In assessing the fairness of the settlement, the court weighed several factors, including the strength of the plaintiff's case, the risks of continued litigation, and the benefits offered by the settlement. The court acknowledged the legal uncertainties surrounding the application of the CROA to the defendants, particularly given the conflicting rulings in related cases. It recognized the potential for lengthy and expensive litigation, including the risk of not achieving class certification in light of prior denials in similar cases. Given these considerations, the court concluded that the relief provided by the settlement, which included modifications to the defendants' advertising practices and in-kind benefits to class members, was both appropriate and valuable under the circumstances. The court found that the settlement offered a greater recovery than what class members might have achieved through litigation.

Response to Objections

The court addressed objections raised by class members regarding the settlement's benefits and the notice process. Although some objectors claimed the in-kind relief lacked value or that the notice was inadequate, the court determined that the benefits were relevant and likely to be of value to individuals who had previously engaged with credit monitoring services. The court also noted that the notice provided was reasonably calculated to inform class members about the settlement, satisfying the requirements for adequacy and due process. The court emphasized that while some objections were raised, they did not sufficiently undermine the overall fairness of the settlement. Instead, the low number of objections relative to the size of the class indicated that the majority of class members supported the settlement.

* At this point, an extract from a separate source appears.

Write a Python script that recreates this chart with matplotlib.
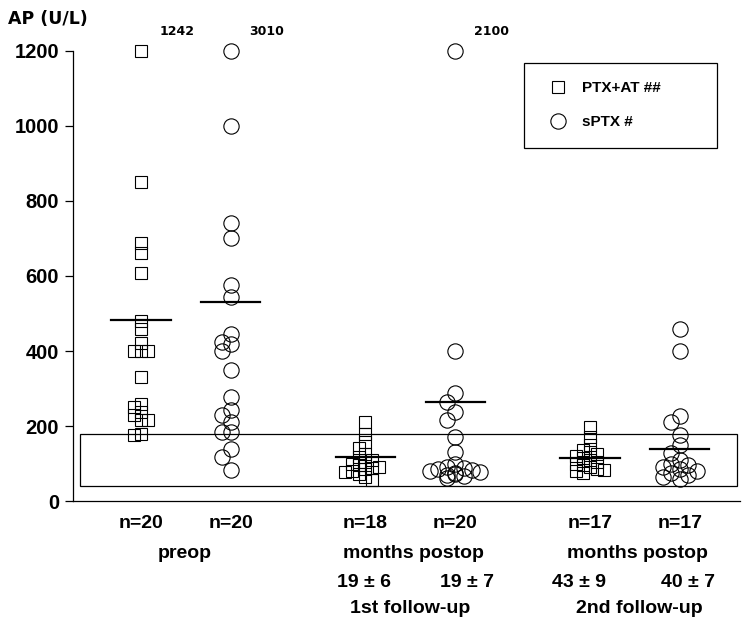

Conclusion and Final Approval

Ultimately, the court granted final approval of the Amended Settlement Agreement, concluding that it was fair, reasonable, and adequate. It noted that the settlement addressed the claims raised in the litigation effectively while providing meaningful relief to the class members. The court highlighted that the settlement process was conducted without collusion, and the terms agreed upon were the result of arm's-length negotiations facilitated by an experienced mediator. The court's approval signified that the resolution was in the best interest of the class, allowing for the dismissal of the action with prejudice, thereby preventing future claims based on the same issues. The court's ruling underscored the importance of settlements in class actions, particularly when they provide practical benefits to the affected parties while avoiding the uncertainties of continued litigation.